Doctorow is not exactly a master stylist (there are some clunky phrases in there, and some repetition of character description that felt cut-pasted), but neither was H G Wells, or Kundera, for that matter, or PKD, or Asimov. These are ideas novelists, who I love for their ability to squeeze powerful intellectual motives into usually-engaging literary and genre fiction, even if the prose is a bit less than aesthetically pleasing. And I know Doctorow from his powerful online activism, so I didn’t turn to For the Win for delicately undulating prose.

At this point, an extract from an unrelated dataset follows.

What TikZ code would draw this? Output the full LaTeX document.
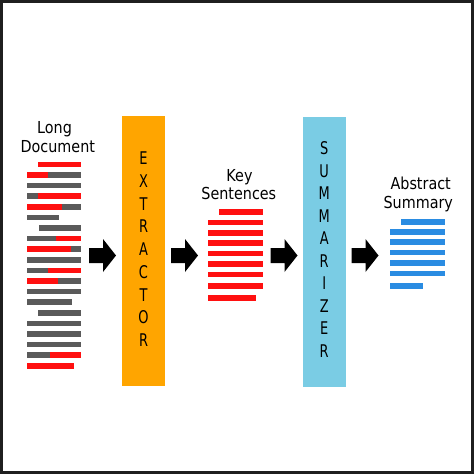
\documentclass[tikz,border=0pt]{standalone}
\usepackage{fontspec}
\setmainfont{DejaVu Sans}
\definecolor{barred}{HTML}{FF1010}
\definecolor{bargray}{HTML}{5A5A5A}
\definecolor{barblue}{HTML}{2A8CE2}
\definecolor{extorange}{HTML}{FFA500}
\definecolor{sumblue}{HTML}{7ACCE4}
\newcommand\sx[1]{\scalebox{0.87}[1]{#1}}
\newcommand\vx[1]{\scalebox{0.74}[1]{#1}}
\newcommand\hb[4]{\fill[#4] (#1,#3-2.8) rectangle (#2,#3+2.8);}
\newcommand\blockarrow[2]{\fill[black] (#1,#2-7.5) -- (#1+14,#2-7.5) -- (#1+14,#2-16.5) -- (#1+27,#2) -- (#1+14,#2+16.5) -- (#1+14,#2+7.5) -- (#1,#2+7.5) -- cycle;}
\tikzset{
  lbl/.style={font=\fontsize{16.5}{19}\selectfont, inner sep=0pt, anchor=base},
  vlet/.style={font=\fontsize{17.5}{19}\selectfont, inner sep=0pt, anchor=base},
  stage/.style={inner sep=0pt, draw=none}
}
\begin{document}
\begin{tikzpicture}[x=1pt,y=-1pt]
\useasboundingbox (0,0) rectangle (474,474);
\fill[white] (0,0) rectangle (474,474);
\draw[line width=3pt, black!88] (1.5,1.5) rectangle (472.5,472.5);

% Long document
\node[lbl] (long1) at (54.5,133) {\sx{Long}};
\node[lbl] (long2) at (57.8,152) {\sx{Document}};
\hb{38}{81}{164.3}{barred}
\hb{27}{48}{174.9}{barred}\hb{48}{81}{174.9}{bargray}
\hb{27}{81}{185.5}{bargray}
\hb{27}{38}{196.1}{bargray}\hb{38}{81}{196.1}{barred}
\hb{27}{62}{206.7}{barred}\hb{62}{81}{206.7}{bargray}
\hb{27}{59}{217.3}{bargray}
\hb{39}{81}{227.9}{bargray}
\hb{27}{56}{238.5}{bargray}\hb{56}{81}{238.5}{barred}
\hb{27}{71}{249.1}{barred}\hb{71}{81}{249.1}{bargray}
\hb{27}{81}{259.7}{bargray}
\hb{27}{48}{270.3}{bargray}\hb{48}{81}{270.3}{barred}
\hb{27}{58}{280.9}{barred}\hb{58}{81}{280.9}{bargray}
\hb{27}{81}{291.5}{bargray}
\hb{27}{72}{302.1}{bargray}
\hb{38}{81}{312.7}{bargray}
\hb{27}{81}{323.3}{bargray}
\hb{27}{81}{333.9}{bargray}
\hb{27}{81}{344.5}{bargray}
\hb{27}{50}{355.1}{bargray}\hb{50}{81}{355.1}{barred}
\hb{27}{74}{365.7}{barred}

% Extractor
\node[stage, fill=extorange, minimum width=43pt, minimum height=270pt] (ext) at (143.5,251) {};
\foreach \l [count=\i] in {E,X,T,R,A,C,T,O,R}
  \node[vlet] (ext\i) at (143.5,164.5+22.75*\i-22.75) {\vx{\l}};

% Key sentences
\node[lbl] (key1) at (239.5,181) {\sx{Key}};
\node[lbl] (key2) at (238.8,199) {\sx{Sentences}};
\hb{219.3}{263}{211.7}{barred}
\hb{208.3}{263}{222.3}{barred}
\hb{208.3}{263}{232.7}{barred}
\hb{208.3}{263}{243.2}{barred}
\hb{208.3}{263}{253.6}{barred}
\hb{208.3}{263}{264}{barred}
\hb{208.3}{263}{274.5}{barred}
\hb{208.3}{263}{286}{barred}
\hb{208.3}{256}{298}{barred}

% Summarizer
\node[stage, fill=sumblue, minimum width=43pt, minimum height=270pt] (sum) at (324.2,251.5) {};
\foreach \l [count=\i] in {S,U,M,M,A,R,I,Z,E,R}
  \node[vlet] (sum\i) at (324.2,154.5+22.56*\i-22.56) {\vx{\l}};

% Abstract summary
\node[lbl] (abs1) at (420.7,189) {\sx{Abstract}};
\node[lbl] (abs2) at (418.3,208) {\sx{Summary}};
\hb{401}{445}{221.7}{barblue}
\hb{390}{445}{232}{barblue}
\hb{390}{445}{242.2}{barblue}
\hb{390}{445}{252.4}{barblue}
\hb{390}{445}{262.7}{barblue}
\hb{390}{445}{273.3}{barblue}
\hb{390}{423.3}{286}{barblue}

% Arrows
\blockarrow{89}{255.5}
\blockarrow{171}{255.5}
\blockarrow{270.5}{255.5}
\blockarrow{351.5}{255.5}
\end{tikzpicture}
\end{document}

It’s worth a read if you’re interested in unionism, worker rights, global economics and the exploits of highly precocious teens with attitude. If you’re just into gaming though, I expect you’ll be disappointed. The in-game stories were pretty lame (compared to, say, Ready Player One), so I wasn’t surprised to read in the book’s acknowledgements that Doctorow had to call in research support for that subject as well as his pan-cultural references (which also felt a bit glib).

The chunk of economics download I like the best:

And that’s the real reason the powerful fear open systems and networks. If anyone can set up a free voicecall to anyone else in the world, using the net, then we can all communicate with the same ease that’s standard for the high and mighty. If anyone can create and sell virtual wealth in a game, then we’re all in the same economic shoes as the multinational megacorps that start the games.

And if any worker, anywhere, can communicate with any other worker, anywhere, for free, instantaneously, without her boss’s permission, then, brother, look out, because the Coase cost of demanding better pay, better working conditions and a slice of the pie just got a lot cheaper. And the people who have the power aren’t going to sit still and let a bunch of grunts take it away from them.